Niv Acosta (born May 1988) is a transgender American dancer, choreographer and artist.[1] His project Discotropic was featured in the Triennial at the New Museum in 2015.[2] Acosta aims to address larger modern concepts through his work and his work revolves around race and performance.[3]
Early life and education
Acosta was born in the Washington Heights neighborhood of Manhattan in New York City, to a 15 year old single Black Dominican mother.[4][5] He majored in dance at Washington Irving High School under the direction of Leslie Zema.[5] In 2005 and 2006, he attended the Martha Graham School of Contemporary Dance as a scholarship student.[5] After graduation, he began studying dance and choreography at the California Institute of the Arts in Los Angeles.[6] In the summer holidays, Acosta attended American Dance Festival at Duke University, where he began to find his voice as a choreographer.[5] Between 2009 and 2010, Acosta took a break from dance to discover himself, and came out as transgender, as he began to understand why it had felt hard to identify as a female dancer.[5] Acosta began to choreograph again in 2010, and moved back to New York soon after.[5]
Career
During his years at the California Institute of the Arts, he choreographed two denzel pieces, which drew inspiration from Denzel Washington.[5] After moving back to New York, he began working on a third one, denzel superstructure. In 2011, Acosta auditioned for Fresh Tracks at New York Live Arts and started working on another incarnation of denzel.
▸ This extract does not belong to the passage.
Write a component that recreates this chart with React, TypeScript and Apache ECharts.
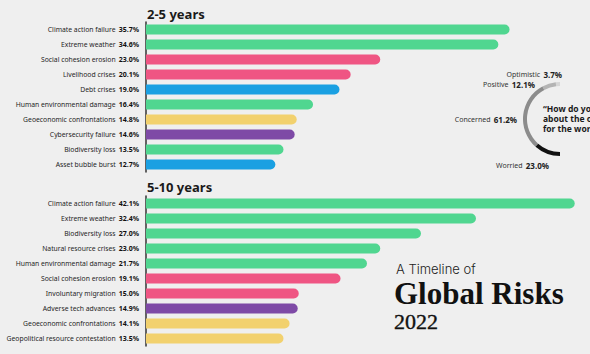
import React, { useEffect, useRef } from "react";
import * as echarts from "echarts";

const shortCats = [
  "Climate action failure",
  "Extreme weather",
  "Social cohesion erosion",
  "Livelihood crises",
  "Debt crises",
  "Human environmental damage",
  "Geoeconomic confrontations",
  "Cybersecurity failure",
  "Biodiversity loss",
  "Asset bubble burst",
];
const shortVals = [35.7, 34.6, 23.0, 20.1, 19.0, 16.4, 14.8, 14.6, 13.5, 12.7];
const shortGroups = ["env", "env", "soc", "soc", "eco", "env", "geo", "tech", "env", "eco"];

const longCats = [
  "Climate action failure",
  "Extreme weather",
  "Biodiversity loss",
  "Natural resource crises",
  "Human environmental damage",
  "Social cohesion erosion",
  "Involuntary migration",
  "Adverse tech advances",
  "Geoeconomic confrontations",
  "Geopolitical resource contestation",
];
const longVals = [42.1, 32.4, 27.0, 23.0, 21.7, 19.1, 15.0, 14.9, 14.1, 13.5];
const longGroups = ["env", "env", "env", "env", "env", "soc", "soc", "tech", "geo", "geo"];

const outlookNames = ["Optimistic", "Positive", "Concerned", "Worried"];
const outlookVals = [3.7, 12.1, 61.2, 23.0];

const groupColors: Record<string, string> = {
  env: "#50d690",
  soc: "#ef5583",
  eco: "#1aa0e2",
  geo: "#f2d16e",
  tech: "#7e4aa6",
};
const outlookColors = ["#d6d6d6", "#b4b4b4", "#8c8c8c", "#111111"];

export default function App() {
  const ref = useRef<HTMLDivElement>(null);
  useEffect(() => {
    if (!ref.current) return;
    const chart = echarts.init(ref.current, null, { renderer: "svg" });
    const font = "Noto Sans";
    const mkAxisLabel = (vals: number[]) => ({
      fontFamily: font,
      margin: 7,
      interval: 0,
      formatter: (name: string, idx: number) => `{n|${name}} {v|${vals[idx].toFixed(1)}%}`,
      rich: {
        n: { fontSize: 6.8, color: "#1e1e1e", fontFamily: font },
        v: { fontSize: 7, color: "#111", fontWeight: "bold", fontFamily: font },
      },
    });
    const bars = (vals: number[], groups: string[]) =>
      vals.map((v, i) => ({ value: v, itemStyle: { color: groupColors[groups[i]] } }));

    const pieData = outlookNames.map((n, i) => ({
      name: n,
      value: outlookVals[i],
      itemStyle: { color: outlookColors[i] },
    }));
    const total = outlookVals.reduce((a, b) => a + b, 0);
    pieData.push({ name: "blank", value: total, itemStyle: { color: "transparent" } });

    const labelPos = [
      [562, 74],
      [535, 84],
      [517, 119],
      [549, 165],
    ];

    chart.setOption({
      animation: false,
      backgroundColor: "#efefef",
      grid: [
        { left: 146, top: 22, right: 0, height: 150 },
        { left: 146, top: 196, right: 0, height: 150 },
      ],
      xAxis: [
        { gridIndex: 0, type: "value", min: 0, max: 43.6, show: false },
        { gridIndex: 1, type: "value", min: 0, max: 43.6, show: false },
      ],
      yAxis: [
        {
          gridIndex: 0,
          type: "category",
          inverse: true,
          data: shortCats,
          axisLine: { show: true, lineStyle: { color: "#333", width: 1.5 } },
          axisTick: { show: false },
          axisLabel: mkAxisLabel(shortVals),
        },
        {
          gridIndex: 1,
          type: "category",
          inverse: true,
          data: longCats,
          axisLine: { show: true, lineStyle: { color: "#333", width: 1.5 } },
          axisTick: { show: false },
          axisLabel: mkAxisLabel(longVals),
        },
      ],
      series: [
        {
          type: "bar",
          xAxisIndex: 0,
          yAxisIndex: 0,
          barWidth: 10,
          data: bars(shortVals, shortGroups),
          itemStyle: { borderRadius: [0, 5, 5, 0] },
        },
        {
          type: "bar",
          xAxisIndex: 1,
          yAxisIndex: 1,
          barWidth: 10,
          data: bars(longVals, longGroups),
          itemStyle: { borderRadius: [0, 5, 5, 0] },
        },
        {
          type: "pie",
          center: [560, 119],
          radius: [33, 37],
          startAngle: 90,
          clockwise: false,
          silent: true,
          label: { show: false },
          labelLine: { show: false },
          data: pieData,
        },
      ],
      graphic: [
        {
          type: "text",
          left: 147,
          top: 7,
          style: { text: "2-5 years", fontFamily: font, fontWeight: "bold", fontSize: 13, fill: "#1a1a1a" },
        },
        {
          type: "text",
          left: 147,
          top: 180,
          style: { text: "5-10 years", fontFamily: font, fontWeight: "bold", fontSize: 13, fill: "#1a1a1a" },
        },
        ...outlookNames.map((n, i) => ({
          type: "text",
          x: labelPos[i][0],
          y: labelPos[i][1],
          style: {
            text: `{n|${n}} {v|${outlookVals[i].toFixed(1)}%}`,
            align: "right",
            verticalAlign: "middle",
            rich: {
              n: { fontSize: 7, fill: "#333", fontFamily: font },
              v: { fontSize: 8, fill: "#222", fontWeight: "bold", fontFamily: font },
            },
          },
        })),
        {
          type: "text",
          x: 543,
          y: 103,
          style: {
            text: "\u201CHow do you feel\nabout the outlook\nfor the world?\u201D",
            fontFamily: font,
            fontWeight: "bold",
            fontSize: 8.5,
            lineHeight: 10,
            fill: "#1a1a1a",
          },
        },
        {
          type: "text",
          x: 396,
          y: 262,
          style: { text: "A Timeline of", fontFamily: "Inter", fontWeight: 300, fontSize: 13, lineHeight: 14, fill: "#222" },
        },
        {
          type: "text",
          x: 394,
          y: 279,
          style: { text: "Global Risks", fontFamily: "Liberation Serif", fontWeight: "bold", fontSize: 31, lineHeight: 28, fill: "#111" },
        },
        {
          type: "text",
          x: 394,
          y: 311,
          style: { text: "2022", fontFamily: "Liberation Serif", fontSize: 22, lineHeight: 20, fill: "#111", stroke: "#111", lineWidth: 0.4 },
        },
      ],
    });
    return () => chart.dispose();
  }, []);
  return (
    <div
      ref={ref}
      style={{ position: "fixed", left: 0, top: 0, width: 590, height: 354 }}
    />
  );
}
He became a resident artist at New York Live Arts by the end of 2011, and presented his first draft of the 5th denzel piece, denzel mini petite b a t h t u b happymeal. This piece was later premiered at Brooklyn Arts Exchange in March 2012.[5] During summer 2012, Acosta began developing the final incarnation of the denzel series – i shot denzel.[5] He successfully launched a Kickstarter campaign for the world premiere of i shot denzel on January 30, 2014,[7] and he later commented that "the exposure from the premiere skyrocketed his career in ways invaluable".[8]
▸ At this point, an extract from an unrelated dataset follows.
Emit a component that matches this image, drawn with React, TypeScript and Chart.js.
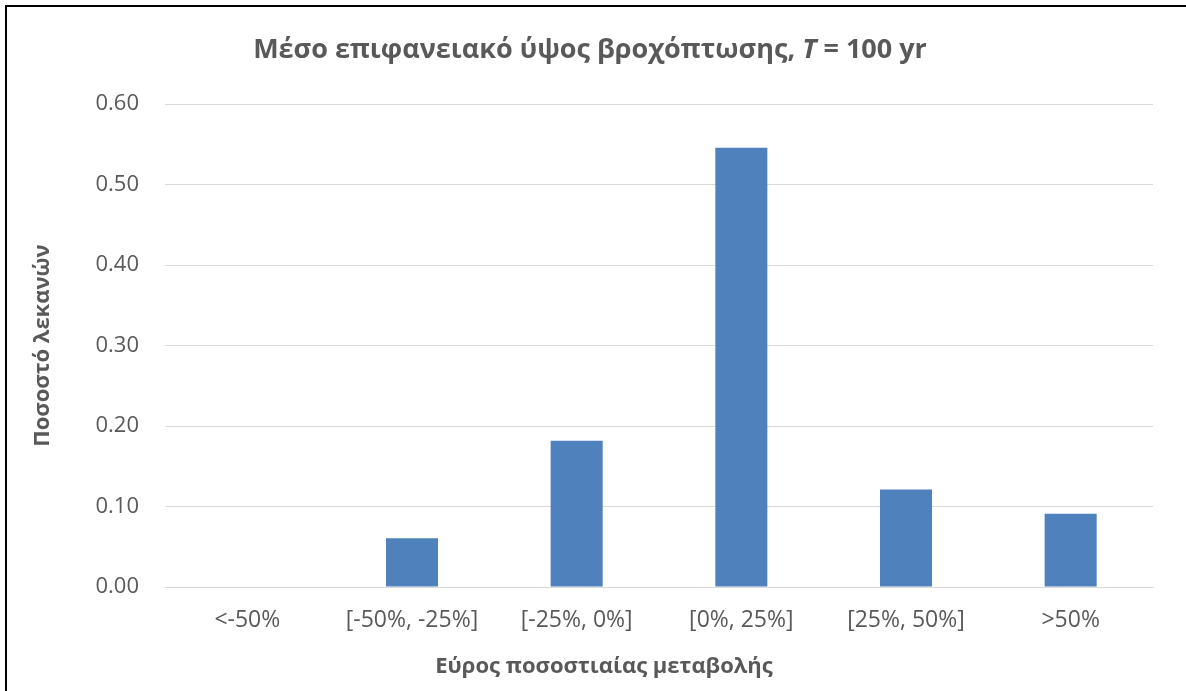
import React, { useEffect, useRef } from "react";
import { Chart, registerables } from "chart.js";

Chart.register(...registerables);

// Share of basins per range of percentage change
const categories = ["<-50%", "[-50%, -25%]", "[-25%, 0%]", "[0%, 25%]", "[25%, 50%]", ">50%"];
const basinShare = [0, 0.0606, 0.1818, 0.5455, 0.1212, 0.0909];
const yTickValues = [0, 0.1, 0.2, 0.3, 0.4, 0.5, 0.6];
const yTickLabels = ["0.00", "0.10", "0.20", "0.30", "0.40", "0.50", "0.60"];

const titleParts = [
  { text: "Μέσο επιφανειακό ύψος βροχόπτωσης, ", italic: false },
  { text: "T", italic: true },
  { text: " = 100 yr", italic: false },
];
const xAxisTitle = "Εύρος ποσοστιαίας μεταβολής";
const yAxisTitle = "Ποσοστό λεκανών";

const FONT = "'Open Sans', 'Noto Sans', sans-serif";
const TEXT = "#595959";
const BAR = "#4F81BD";
const GRID = "#D9D9D9";

const framePlugin = {
  id: "frame",
  beforeDraw(chart: any) {
    const { ctx, width, height } = chart;
    ctx.save();
    ctx.fillStyle = "#ffffff";
    ctx.fillRect(0, 0, width, height);
    ctx.restore();
  },
  afterDraw(chart: any) {
    const { ctx, width, height } = chart;
    ctx.save();
    // frame lines (top and left)
    ctx.fillStyle = "#000000";
    ctx.fillRect(5, 5, width - 5, 2);
    ctx.fillRect(5, 5, 2, height - 5);

    // chart title with italic T
    ctx.fillStyle = TEXT;
    ctx.textBaseline = "alphabetic";
    ctx.textAlign = "left";
    const size = 27;
    const fontFor = (italic: boolean) => `${italic ? "italic " : ""}bold ${size}px ${FONT}`;
    let total = 0;
    for (const p of titleParts) {
      ctx.font = fontFor(p.italic);
      total += ctx.measureText(p.text).width;
    }
    let x = 590 - total / 2;
    for (const p of titleParts) {
      ctx.font = fontFor(p.italic);
      ctx.fillText(p.text, x, 58);
      x += ctx.measureText(p.text).width;
    }

    // x-axis title
    ctx.font = `bold 22px ${FONT}`;
    ctx.textAlign = "center";
    ctx.fillText(xAxisTitle, 604, 673);
    ctx.restore();
  },
};

export default function App() {
  const canvasRef = useRef<HTMLCanvasElement | null>(null);

  useEffect(() => {
    if (!canvasRef.current) return;
    const chart = new Chart(canvasRef.current, {
      type: "bar",
      data: {
        labels: categories,
        datasets: [
          {
            data: basinShare,
            backgroundColor: BAR,
            borderWidth: 0,
            categoryPercentage: 1,
            barPercentage: 0.316,
          },
        ],
      },
      plugins: [framePlugin],
      options: {
        animation: false,
        responsive: false,
        layout: { padding: { left: 7, right: 33, top: 104, bottom: 0 } },
        plugins: {
          legend: { display: false },
          title: { display: false },
          tooltip: { enabled: false },
        },
        scales: {
          x: {
            grid: { display: false, drawTicks: false },
            border: { display: true, color: GRID, width: 1 },
            ticks: {
              color: TEXT,
              font: { family: FONT, size: 23 },
              padding: 20,
              maxRotation: 0,
              autoSkip: false,
            },
            afterFit: (scale: any) => {
              scale.height = 104;
            },
          },
          y: {
            min: 0,
            max: 0.6,
            afterBuildTicks: (scale: any) => {
              scale.ticks = yTickValues.map((v) => ({ value: v }));
            },
            grid: { color: GRID, lineWidth: 1, drawTicks: false },
            border: { display: false },
            ticks: {
              color: TEXT,
              font: { family: FONT, size: 22 },
              padding: 26,
              callback: (_v: any, i: number) => yTickLabels[i],
            },
            title: {
              display: true,
              text: yAxisTitle,
              color: TEXT,
              font: { family: FONT, size: 22, weight: "bold" },
              padding: { top: 23, bottom: 0 },
            },
            afterFit: (scale: any) => {
              scale.width = 158;
            },
          },
        },
      },
    });
    return () => chart.destroy();
  }, []);

  return (
    <div style={{ position: "absolute", left: 0, top: 0, width: 1186, height: 691, background: "#fff" }}>
      <canvas ref={canvasRef} width={1186} height={691} style={{ display: "block" }} />
    </div>
  );
}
For his piece Discotropic featured in the Triennial at the New Museum, Acosta was inspired by the made for TV film that appeared in 1978, Star Wars Holiday Special.[2] During the making of the film, donors and actors demanded that a black person be cast in the film, so the network CBS cast Diahann Carroll to appear as a hologram.[9] Inspired by this figure, Acosta lip-synced the words Carroll's character, Mermeia, sang in the film. Speaking to Vice Magazine, Acosta says that through this reperformance of the piece, he explores sci-fi film with a "specific focus on Black American experience, and then how I see and rework that as a queer, trans-identified person in the contemporary world."[1]
niv Acosta and Fannie Sosa: Black Power Naps was created in 2018 for an exhibition at Matadero Madrid during Madrid Pride.[10] It was remounted in 2019 for Performance Space New York,[11] won a 2019 Creative Capital Award. The exhibition focused on the "Sleep Gap" between white and racialized people, whereby people of colour are statistically getting less sleep than white people.[12] The artists created a venue of soft, luxurious, comfortable spaces where people of colour were invited to enjoy the rest that is often withheld as privilege.[13] The piece was one of the first works to be covered by Performa Reports, a weekly performance art review from Performa.[14] It was referenced as a conceptual influence on Solange's 2019 album When I get Home.[15]
The denzel series was inspired by Denzel Washington. Acosta was interested in him as a black male actor in mainstream media, and saw him as radical and empowering. Acosta's denzel provided context for his complex male identity.[7]
In my perspective, Denzel is an archetype for black masculinity in media, and how that masculinity is perceived.
— niv Acosta, niv Acosta's World Premiere of "i shot denzel"[7]
"Impossible Bodies"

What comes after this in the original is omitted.